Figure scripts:
——
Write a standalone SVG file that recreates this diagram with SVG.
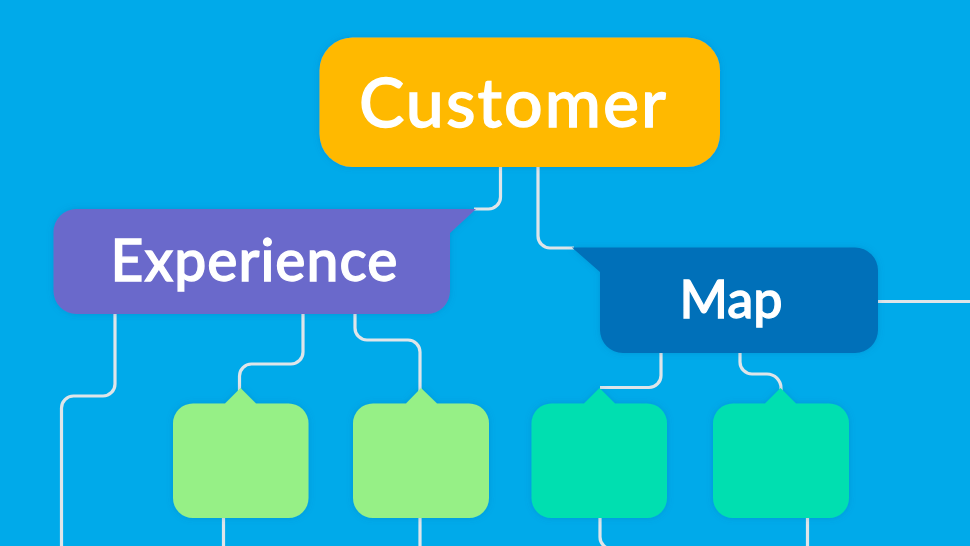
<svg xmlns="http://www.w3.org/2000/svg" width="970" height="546" viewBox="0 0 970 546">
<defs>
<style>
.c{fill:none;stroke:#dfe5e9;stroke-width:3.2}
.n{filter:url(#s)}
text{font-family:"Lato","Noto Sans",sans-serif;fill:#fff;stroke:#fff;stroke-width:1.3;font-weight:500;text-anchor:middle}
</style>
<filter id="s" x="-10%" y="-10%" width="120%" height="120%"><feDropShadow dx="0" dy="0" stdDeviation="3" flood-color="#005a9c" flood-opacity=".25"/></filter>
</defs>
<rect id="background" width="970" height="546" fill="#00aaea"/>
<g id="connectors">
<path class="c" d="M500.500 167V197a12 12 0 0 1-12 12H474"/>
<path class="c" d="M538 167V236a12 12 0 0 0 12 12H574"/>
<path class="c" d="M115 314V384a12 12 0 0 1-12 12H73.500a12 12 0 0 0-12 12V546"/>
<path class="c" d="M303 314V352a12 12 0 0 1-12 12H251.500a12 12 0 0 0-12 12V392"/>
<path class="c" d="M355 314V328a12 12 0 0 0 12 12H408a12 12 0 0 1 12 12V392"/>
<path class="c" d="M878 301.500H970"/>
<path class="c" d="M661 353V375.500a12 12 0 0 1-12 12H600"/>
<path class="c" d="M740 353V362a12 12 0 0 0 12 12H767a14 14 0 0 1 14 14V392"/>
<path class="c" d="M223.500 518V546"/>
<path class="c" d="M420 518V546"/>
<path class="c" d="M600 518V537a12 12 0 0 0 12 12H625"/>
<path class="c" d="M807.500 518V546"/>
</g>
<g id="customer" class="n">
<rect x="319.500" y="37.500" width="400.500" height="129.500" rx="33" fill="#ffb900"/>
<text x="512.500" y="127" font-size="68" textLength="307">Customer</text>
</g>
<g id="experience" class="n">
<path d="M76.500 209H476L450 233V291a23 23 0 0 1-23 23H76.500a23 23 0 0 1-23-23V232a23 23 0 0 1 23-23Z" fill="#6b69cb"/>
<text x="254" y="281" font-size="57" textLength="287">Experience</text>
</g>
<g id="map" class="n">
<path d="M572 247.500H855a23 23 0 0 1 23 23V330a23 23 0 0 1-23 23H623a23 23 0 0 1-23-23V272Z" fill="#0070b9"/>
<text x="731" y="318" font-size="52" textLength="103">Map</text>
</g>
<g id="green1" class="n">
<path d="M225 403.500L240.500 388L256 403.500H288.500a20 20 0 0 1 20 20V498a20 20 0 0 1-20 20H193a20 20 0 0 1-20-20V423.500a20 20 0 0 1 20-20Z" fill="#96f086"/>
</g>
<g id="green2" class="n">
<path d="M406 403.500L421 388L437 403.500H469a20 20 0 0 1 20 20V498a20 20 0 0 1-20 20H373a20 20 0 0 1-20-20V423.500a20 20 0 0 1 20-20Z" fill="#96f086"/>
</g>
<g id="teal1" class="n">
<path d="M584 403.500L599.500 388L615 403.500H647a20 20 0 0 1 20 20V498a20 20 0 0 1-20 20H551.500a20 20 0 0 1-20-20V423.500a20 20 0 0 1 20-20Z" fill="#00dfb0"/>
</g>
<g id="teal2" class="n">
<path d="M765 403.500L780.500 388L796 403.500H829a20 20 0 0 1 20 20V498a20 20 0 0 1-20 20H733a20 20 0 0 1-20-20V423.500a20 20 0 0 1 20-20Z" fill="#00dfb0"/>
</g>
</svg>
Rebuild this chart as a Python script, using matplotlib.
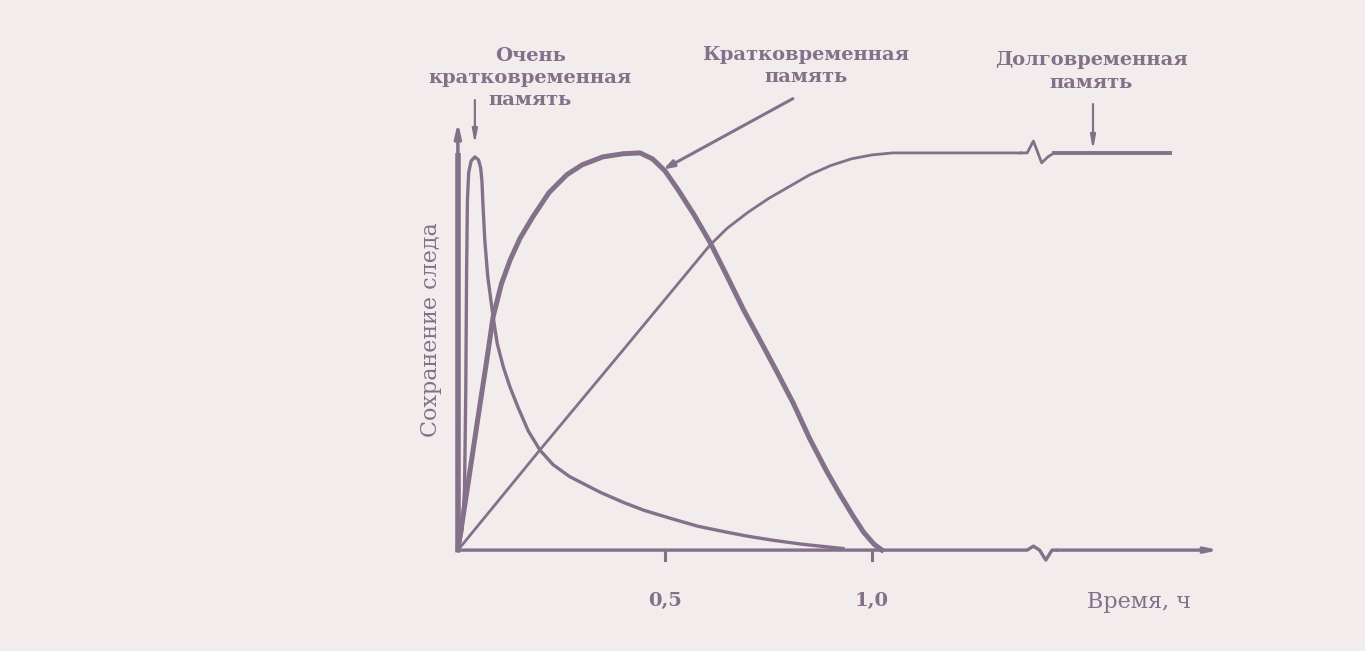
——
» WHAT THIS TASK INVOLVES:
Quote the records above exactly, leaving out any pictures.

» ANSWER TO THE EXERCISE:
Write a standalone SVG file that recreates this diagram with SVG.
<svg xmlns="http://www.w3.org/2000/svg" width="970" height="546" viewBox="0 0 970 546">
<defs>
<style>
.c{fill:none;stroke:#dfe5e9;stroke-width:3.2}
.n{filter:url(#s)}
text{font-family:"Lato","Noto Sans",sans-serif;fill:#fff;stroke:#fff;stroke-width:1.3;font-weight:500;text-anchor:middle}
</style>
<filter id="s" x="-10%" y="-10%" width="120%" height="120%"><feDropShadow dx="0" dy="0" stdDeviation="3" flood-color="#005a9c" flood-opacity=".25"/></filter>
</defs>
<rect id="background" width="970" height="546" fill="#00aaea"/>
<g id="connectors">
<path class="c" d="M500.500 167V197a12 12 0 0 1-12 12H474"/>
<path class="c" d="M538 167V236a12 12 0 0 0 12 12H574"/>
<path class="c" d="M115 314V384a12 12 0 0 1-12 12H73.500a12 12 0 0 0-12 12V546"/>
<path class="c" d="M303 314V352a12 12 0 0 1-12 12H251.500a12 12 0 0 0-12 12V392"/>
<path class="c" d="M355 314V328a12 12 0 0 0 12 12H408a12 12 0 0 1 12 12V392"/>
<path class="c" d="M878 301.500H970"/>
<path class="c" d="M661 353V375.500a12 12 0 0 1-12 12H600"/>
<path class="c" d="M740 353V362a12 12 0 0 0 12 12H767a14 14 0 0 1 14 14V392"/>
<path class="c" d="M223.500 518V546"/>
<path class="c" d="M420 518V546"/>
<path class="c" d="M600 518V537a12 12 0 0 0 12 12H625"/>
<path class="c" d="M807.500 518V546"/>
</g>
<g id="customer" class="n">
<rect x="319.500" y="37.500" width="400.500" height="129.500" rx="33" fill="#ffb900"/>
<text x="512.500" y="127" font-size="68" textLength="307">Customer</text>
</g>
<g id="experience" class="n">
<path d="M76.500 209H476L450 233V291a23 23 0 0 1-23 23H76.500a23 23 0 0 1-23-23V232a23 23 0 0 1 23-23Z" fill="#6b69cb"/>
<text x="254" y="281" font-size="57" textLength="287">Experience</text>
</g>
<g id="map" class="n">
<path d="M572 247.500H855a23 23 0 0 1 23 23V330a23 23 0 0 1-23 23H623a23 23 0 0 1-23-23V272Z" fill="#0070b9"/>
<text x="731" y="318" font-size="52" textLength="103">Map</text>
</g>
<g id="green1" class="n">
<path d="M225 403.500L240.500 388L256 403.500H288.500a20 20 0 0 1 20 20V498a20 20 0 0 1-20 20H193a20 20 0 0 1-20-20V423.500a20 20 0 0 1 20-20Z" fill="#96f086"/>
</g>
<g id="green2" class="n">
<path d="M406 403.500L421 388L437 403.500H469a20 20 0 0 1 20 20V498a20 20 0 0 1-20 20H373a20 20 0 0 1-20-20V423.500a20 20 0 0 1 20-20Z" fill="#96f086"/>
</g>
<g id="teal1" class="n">
<path d="M584 403.500L599.500 388L615 403.500H647a20 20 0 0 1 20 20V498a20 20 0 0 1-20 20H551.500a20 20 0 0 1-20-20V423.500a20 20 0 0 1 20-20Z" fill="#00dfb0"/>
</g>
<g id="teal2" class="n">
<path d="M765 403.500L780.500 388L796 403.500H829a20 20 0 0 1 20 20V498a20 20 0 0 1-20 20H733a20 20 0 0 1-20-20V423.500a20 20 0 0 1 20-20Z" fill="#00dfb0"/>
</g>
</svg>
Rebuild this chart as a Python script, using matplotlib.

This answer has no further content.